I will take her to see her (almost) namesakes tomb someday.

I miscalculated and hadn't realised that the Pre-Raphaelite exhibition at the National Gallery hadn't begun yet, which was a shame. The Horse Guards museum was a joy, particularly as you get to watch the lads at stable duty. I ended up having a long old chat with some of the Ministry of Defence police who were on duty outside. I certainly noticed the greater presence of armed police and talked to several of them around the city, I suppose because it is so unusual from an Irish perspective. They were unfailingly friendly. The thing that really struck me was the number of them with beards - the Met clearly having different regulations on this matter. .


An artist's impression of the National Army Museum

Of the National Army museum, the less said the better.
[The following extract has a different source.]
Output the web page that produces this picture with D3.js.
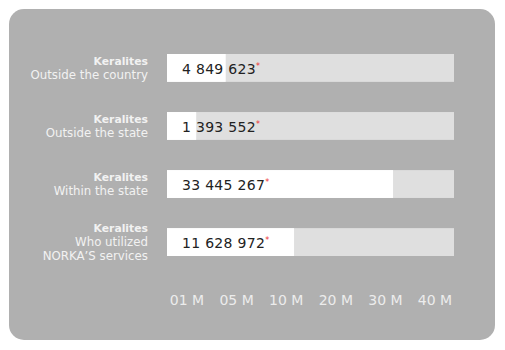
<!DOCTYPE html>
<html><head><meta charset="utf-8">
<script src="https://cdn.jsdelivr.net/npm/d3@7"></script>
<style>body{margin:0;background:#fff}svg{display:block}</style>
</head><body><svg id="c" width="505" height="350"></svg>
<script>
const categoryTitles = ["Keralites","Keralites","Keralites","Keralites"];
const categoryLines = [["Outside the country"],["Outside the state"],["Within the state"],["Who utilized","NORKA’S services"]];
const values = [4849623, 1393552, 33445267, 11628972];
const valueLabels = ["4 849 623","1 393 552","33 445 267","11 628 972"];
const tickValues = [1,5,10,20,30,40];
const tickLabels = ["01 M","05 M","10 M","20 M","30 M","40 M"];
// piecewise breakpoints of the non-uniform axis (millions)
const breakDomain = [0,1,5,10,20,30,40];
const breakFrac = [0,0.09,0.209,0.415,0.585,0.676,1];

const svg = d3.select("#c");
const font = "'DejaVu Sans', sans-serif";
svg.append("rect").attr("x",9).attr("y",9).attr("width",486).attr("height",331)
  .attr("rx",15).attr("fill","#b0b0b0");

const x0 = 167, x1 = 454;
const x = d3.scaleLinear().domain(breakDomain).range(breakFrac.map(f => x0 + f*(x1-x0)));
const y = d3.scaleBand().domain(d3.range(values.length)).range([54, 256]).paddingInner(0.52);
const tx = d3.scalePoint().domain(tickLabels).range([187, 435]);

const g = svg.append("g");
const rows = g.selectAll("g.row").data(values).join("g").attr("class","row");
rows.append("rect").attr("x",x0).attr("y",(d,i)=>y(i)).attr("width",x1-x0).attr("height",y.bandwidth()).attr("fill","#dfdfdf");
rows.append("rect").attr("x",x0).attr("y",(d,i)=>y(i)).attr("width",d=>x(d/1e6)-x0).attr("height",y.bandwidth()).attr("fill","#ffffff");
const vt = rows.append("text").attr("x",x0+15).attr("y",(d,i)=>y(i)+y.bandwidth()/2+6)
  .attr("font-family",font).attr("font-size",14).attr("letter-spacing",0.3).attr("fill","#222");
vt.append("tspan").text((d,i)=>valueLabels[i]);
vt.append("tspan").text("*").attr("fill","#e33").attr("font-size",8).attr("dy",-5).attr("letter-spacing",0);

rows.each(function(d,i){
  const lines = [categoryTitles[i]].concat(categoryLines[i]);
  const n = lines.length, lh = 14.3;
  const cy = y(i)+y.bandwidth()/2;
  const t = d3.select(this).append("text").attr("text-anchor","end")
    .attr("font-family",font).attr("fill","#f2f2f2");
  lines.forEach((s,k)=>{
    t.append("tspan").attr("x",148).attr("y",cy - (n-1)*lh/2 + k*lh + 3.8)
      .attr("font-size",k===0?10.8:11.8)
      .attr("font-weight",k===0?700:400).text(s);
  });
});

svg.append("g").selectAll("text").data(tickLabels).join("text")
  .attr("x",d=>tx(d)).attr("y",305).attr("text-anchor","middle")
  .attr("font-family",font).attr("font-size",14).attr("fill","#ececec").text(d=>d);
</script></body></html>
It was the only sour note in an otherwise excellent trip.

I should have listened Tim. I should have listened.  And what only makes it worse is that I missed the Wallace Collection because of it. 

I survived Charing Cross Road and Martins Lane with only minor damage to my wallet. Not many books this trip, but quite a few prints - mostly fashion for Mrs. Kinch and Alice and Pooh Bear for the Kinchlets. There is more framing in my future. 

I'm still wondering if anyone does a suitable train in 20mm

I was very happy to get a single large engraving (done as a special by the Illustrated London News) of "a reconaissance in force" in 1882, which the Egyptians record as the Battle of Kafr el Dawr. It's an engagement that has intrigued me for a while, so I was glad to get it. There was a definite thrill of discovery when I recognised the geography and the regimental numbers in the otherwise anonymous piece.

After that it was home again, home again, jiggity jig. Mrs. Kinch and the Kinchlets seemed none the worse my absence and quite pleased to see me actually.